First, we need to figure out what $y'$ tells us. $y'$ is like the "slope" of the graph. If $y'$ is positive, the graph goes up. If $y'$ is negative, the graph goes down. Local minimums or maximums happen when the graph turns around, which means the slope ($y'$) changes from positive to negative (for a max) or negative to positive (for a min). First, we find where $y'$ is zero:
$$y' = (x - 1)^2 (x - 2) = 0$$
This happens when $x - 1 = 0$ (so $x = 1$) or $x - 2 = 0$ (so $x = 2$). These are our "critical points".

Now, let's make a little chart to see how $y'$ behaves around these points. This is like drawing a sign pattern!
* If $x < 1$ (like $x=0$): $y' = (0 - 1)^2 (0 - 2) = (1)(-2) = -2$. So, $y'$ is negative (graph goes down).
* If $1 < x < 2$ (like $x=1.5$): $y' = (1.5 - 1)^2 (1.5 - 2) = (0.5)^2 (-0.5) = 0.25 \times (-0.5) = -0.125$. So, $y'$ is still negative (graph goes down).
* If $x > 2$ (like $x=3$): $y' = (3 - 1)^2 (3 - 2) = (2)^2 (1) = 4 \times 1 = 4$. So, $y'$ is positive (graph goes up).

Let's look at the changes:
* At $x = 1$, $y'$ goes from negative to negative. No sign change! So, no local minimum or maximum here. The graph just keeps going down.
* At $x = 2$, $y'$ goes from negative to positive. This means the graph was going down, then it turned and started going up! So, $x = 2$ is a local minimum.

Next, let's think about points of inflection. These are where the graph changes how it "bends" (concavity). We use the second derivative, $y''$, for this. If $y''$ is positive, the graph bends like a happy face (concave up). If $y''$ is negative, it bends like a sad face (concave down). Inflection points are where $y''$ changes its sign.

First, we need to find $y''$. We take the derivative of $y'$.
$y' = (x - 1)^2 (x - 2)$
Let's multiply it out first to make it easier to take the derivative:
$y' = (x^2 - 2x + 1)(x - 2)$
$y' = x^3 - 2x^2 + x - 2x^2 + 4x - 2$
$y' = x^3 - 4x^2 + 5x - 2$

Now, let's find $y''$ by taking the derivative of $y'$:
$y'' = 3x^2 - 8x + 5$

To find potential inflection points, we set $y'' = 0$:
$3x^2 - 8x + 5 = 0$
We can factor this!

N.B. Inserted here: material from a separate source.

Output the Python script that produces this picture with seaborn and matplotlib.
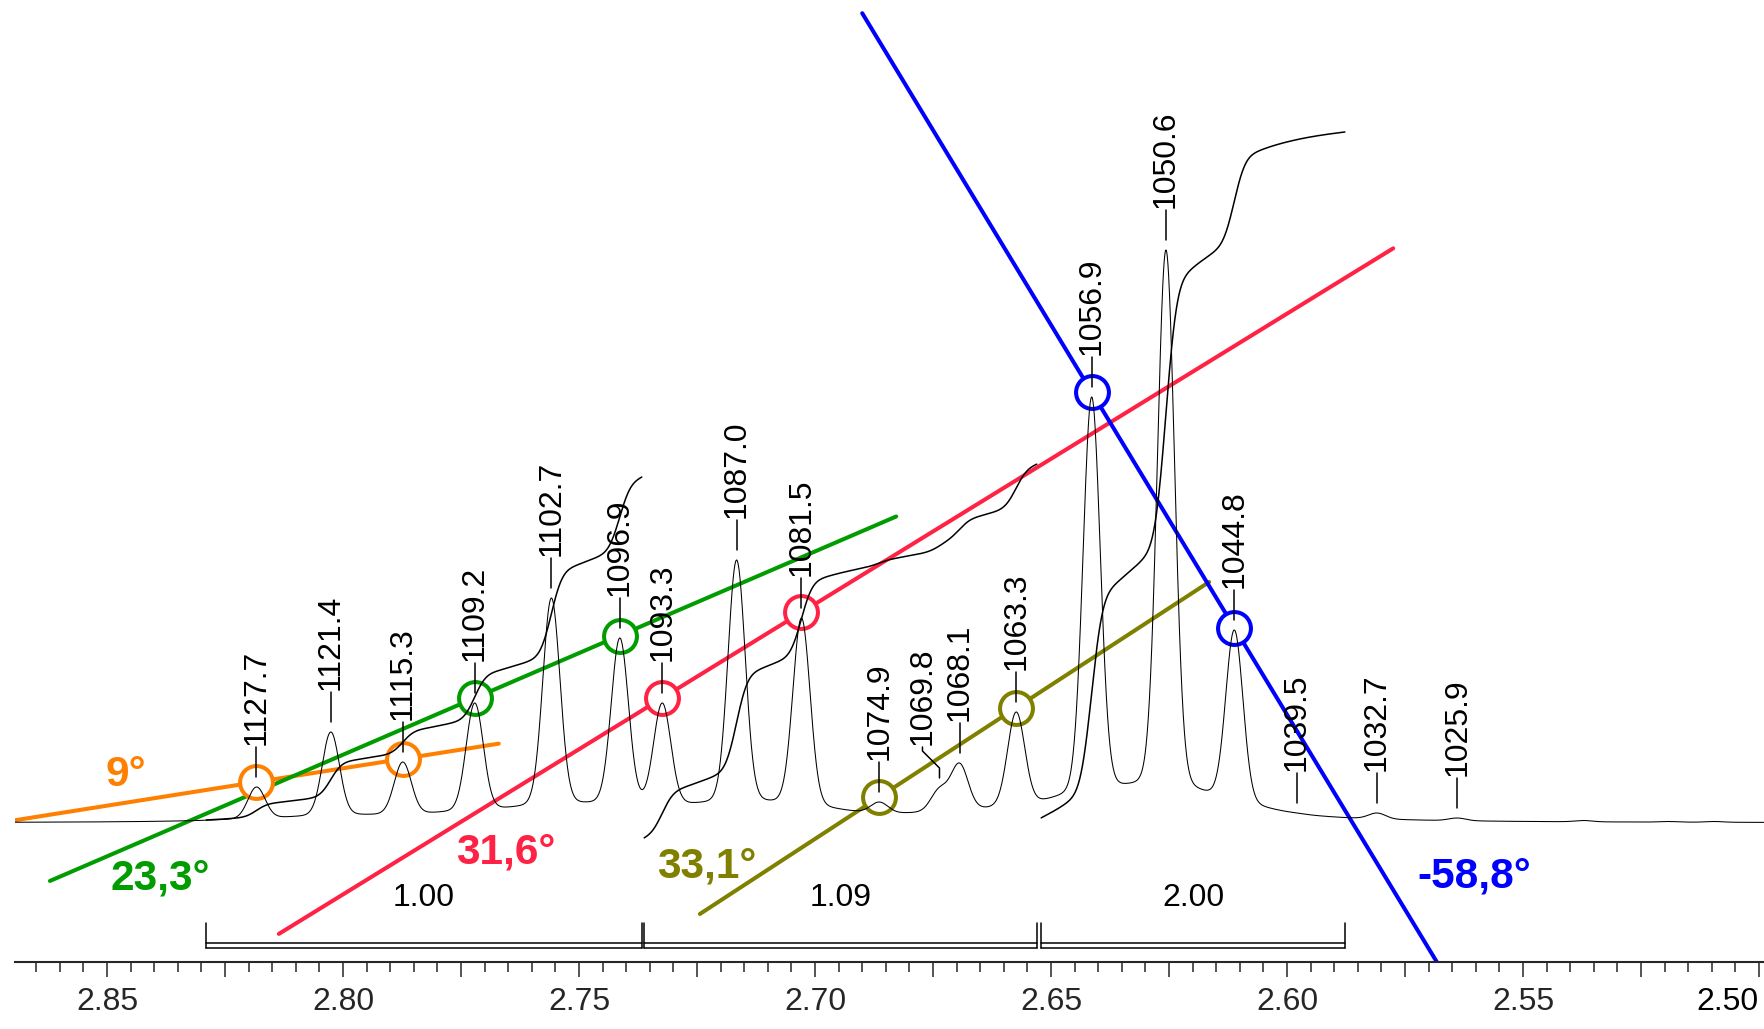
import numpy as np
import matplotlib
matplotlib.use("Agg")
import matplotlib.pyplot as plt
import seaborn as sns
from matplotlib.ticker import FixedLocator, FuncFormatter

# ---------------------------------------------------------------- data
SPEC_MHZ = 400.13  # spectrometer frequency, Hz -> ppm

# labelled peaks (Hz) and their heights (intensity, arbitrary units)
peak_hz = [1127.7, 1121.4, 1115.3, 1109.2, 1102.7, 1096.9, 1093.3, 1087.0, 1081.5,
           1074.9, 1069.8, 1068.1, 1063.3, 1056.9, 1050.6, 1044.8, 1039.5, 1032.7, 1025.9]
peak_height = [36, 91, 61, 120, 225, 185, 120, 263, 205,
               21, 36, 60, 111, 426, 573, 193, 10, 10, 5]

# small unlabelled ripples in the baseline
ripple_hz = [1015.2, 1008.0, 1004.1]
ripple_height = [2.5, 1.5, 1.5]

# integration regions (ppm) and integral values
integral_from = [2.8290, 2.7362, 2.6521]
integral_to = [2.7367, 2.6530, 2.5877]
integral_value = [1.00, 1.09, 2.00]

# coupling lines: angle, the two peaks they join
coupling_angle = [9.0, 23.3, 31.6, 33.1, -58.8]
coupling_label = ["9°", "23,3°", "31,6°", "33,1°", "-58,8°"]
coupling_peaks = [(1127.7, 1115.3), (1109.2, 1096.9), (1093.3, 1081.5),
                  (1074.9, 1063.3), (1056.9, 1044.8)]

# ---------------------------------------------------------------- layout / style
coupling_color = ["#FF8000", "#009C00", "#FF2244", "#808000", "#0000FF"]
coupling_extent = [(2.8698, 2.7670), (2.8621, 2.6828), (2.8136, 2.5775),
                   (2.7244, 2.6165), (2.6900, 2.5598)]
coupling_text_pos = [(2.8460, 48), (2.8388, -56), (2.7655, -30),
                     (2.7229, -44), (2.5604, -54)]
integral_start = [3, -15, 5]       # vertical offset of each integral trace
INTEGRAL_SCALE = 343               # intensity units per integral unit
label_shift_px = {1069.8: -17}     # sideways shift of crowded peak labels
PX_PER_PPM = 4720

sns.set_style("white")
plt.rcParams["font.family"] = ["Liberation Sans", "DejaVu Sans"]

fig = plt.figure(figsize=(17.64, 10.29), dpi=100)
ax = fig.add_axes([15 / 1764, 67 / 1029, 1 - 15 / 1764, 962 / 1029])
ax.set_xlim(2.8695, 2.49894)
ax.set_ylim(-139, 823)

# ---------------------------------------------------------------- spectrum
def line_shape(f, c, g_fwhm=1.7, l_hw=4.0, eta=0.06):
    """Gaussian core with a weak broad Lorentzian foot."""
    g = np.exp(-np.log(2) * ((f - c) / (g_fwhm / 2)) ** 2)
    lor = 1.0 / (1 + ((f - c) / l_hw) ** 2)
    return (1 - eta) * g + eta * lor

ppm = np.linspace(2.8695, 2.4990, 8000)
hz = ppm * SPEC_MHZ
centres = np.array(peak_hz + ripple_hz)
targets = np.array(peak_height + ripple_height, dtype=float)
amps = np.linalg.solve(line_shape(centres[:, None], centres[None, :]), targets)
spec = line_shape(hz[:, None], centres[None, :]) @ amps

sns.lineplot(x=ppm, y=spec, ax=ax, color="black", linewidth=0.75,
             sort=False, estimator=None, zorder=4)

def top_at(p):
    return float(np.interp(p, ppm[::-1], spec[::-1]))

# ---------------------------------------------------------------- integrals
for lo, hi, val, y0 in zip(integral_from, integral_to, integral_value, integral_start):
    m = (ppm <= lo) & (ppm >= hi)
    cum = np.cumsum(spec[m])
    cum = cum / cum[-1]
    sns.lineplot(x=ppm[m], y=y0 + val * INTEGRAL_SCALE * cum, ax=ax, color="black",
                 linewidth=1.1, sort=False, estimator=None, zorder=4)
    # bracket under the region
    for yy in (-120, -125):
        ax.plot([lo, hi], [yy, yy], color="black", lw=1.1, zorder=4)
    for xx in (lo, hi):
        ax.plot([xx, xx], [-100, -125], color="black", lw=1.1, zorder=4)
    ax.text((lo + hi) / 2, -90, f"{val:.2f}", ha="center", va="bottom",
            fontsize=23, color="black")

# ---------------------------------------------------------------- coupling lines
for ang, lab, (h1, h2), col, (xs, xe), (tx, ty) in zip(
        coupling_angle, coupling_label, coupling_peaks, coupling_color,
        coupling_extent, coupling_text_pos):
    x1 = h1 / SPEC_MHZ
    y1 = top_at(x1) + 5
    p0 = ax.transData.transform((x1, y1))
    d = np.array([np.cos(np.radians(ang)), np.sin(np.radians(ang))])
    xb, yb = ax.transData.inverted().transform(p0 + 100 * d)
    slope = (yb - y1) / (xb - x1)
    xl = np.array([xs, xe])
    sns.lineplot(x=xl, y=y1 + slope * (xl - x1), ax=ax, color=col, linewidth=2.9,
                 sort=False, estimator=None, zorder=2)
    cx = np.array([h1, h2]) / SPEC_MHZ
    cy = y1 + slope * (cx - x1)
    ax.scatter(cx, cy, s=560, facecolor="white", edgecolor=col, linewidth=2.9, zorder=3)
    ax.text(tx, ty, lab, color=col, fontsize=30.5, fontweight="bold",
            ha="center", va="center")

# ---------------------------------------------------------------- peak labels
for f in peak_hz:
    x = f / SPEC_MHZ
    t = top_at(x)
    shift = label_shift_px.get(f, 0) / PX_PER_PPM
    if shift:
        xt = x - shift
        ax.plot([x, x, xt, xt], [t + 9, t + 19, t + 36, t + 40],
                color="black", lw=1.1, zorder=5)
    else:
        xt = x
        ax.plot([x, x], [t + 10, t + 40], color="black", lw=1.1, zorder=5)
    ax.text(xt, t + 42, f"{f:.1f}", rotation=90, ha="center", va="bottom",
            fontsize=23, color="black", zorder=5)

# ---------------------------------------------------------------- axis
for s in ("top", "right", "left"):
    ax.spines[s].set_visible(False)
ax.spines["bottom"].set_linewidth(1.5)
ax.set_yticks([])
major = np.round(np.arange(2.85, 2.4999, -0.025), 3)
minor = np.round(np.arange(2.865, 2.4999, -0.005), 3)
ax.xaxis.set_major_locator(FixedLocator(major))
ax.xaxis.set_minor_locator(FixedLocator(minor))

def tick_text(v, _):
    # every 0.05 ppm is labelled; the right-most one is placed separately
    if abs(round(v / 0.05) * 0.05 - v) < 1e-6 and v > 2.51:
        return f"{v:.2f}"
    return ""

ax.xaxis.set_major_formatter(FuncFormatter(tick_text))
ax.tick_params(axis="x", which="major", direction="out", length=10.8, width=1.1,
               labelsize=23, pad=7, bottom=True)
ax.tick_params(axis="x", which="minor", direction="out", length=7.2, width=1.1,
               bottom=True)
ax.annotate(f"{major[-1]:.2f}", xy=(major[-1], 0), xycoords=("data", "axes fraction"),
            xytext=(0, -17.8), textcoords="offset points", ha="right", va="top",
            fontsize=23, color="black")
ax.set_xlabel("")
ax.set_ylabel("")
ax.patch.set_alpha(0)

fig.savefig("out.png", dpi=100, facecolor="white")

It's like finding two numbers that multiply to $3 \times 5 = 15$ and add up to $-8$. Those are $-3$ and $-5$.
So, $(3x - 5)(x - 1) = 0$
This means $3x - 5 = 0$ (so $x = 5/3$) or $x - 1 = 0$ (so $x = 1$). These are our potential inflection points.

Now, let's make another sign chart for $y''$:
* If $x < 1$ (like $x=0$): $y'' = 3(0)^2 - 8(0) + 5 = 5$. So, $y''$ is positive (concave up).
* If $1 < x < 5/3$ (like $x=1.5$): $y'' = 3(1.5)^2 - 8(1.5) + 5 = 3(2.25) - 12 + 5 = 6.75 - 12 + 5 = -0.25$. So, $y''$ is negative (concave down).
* If $x > 5/3$ (like $x=2$): $y'' = 3(2)^2 - 8(2) + 5 = 3(4) - 16 + 5 = 12 - 16 + 5 = 1$. So, $y''$ is positive (concave up).

Let's look at the changes:
* At $x = 1$, $y''$ goes from positive to negative. The concavity changes from up to down! So, $x = 1$ is a point of inflection.
* At $x = 5/3$, $y''$ goes from negative to positive. The concavity changes from down to up! So, $x = 5/3$ is also a point of inflection.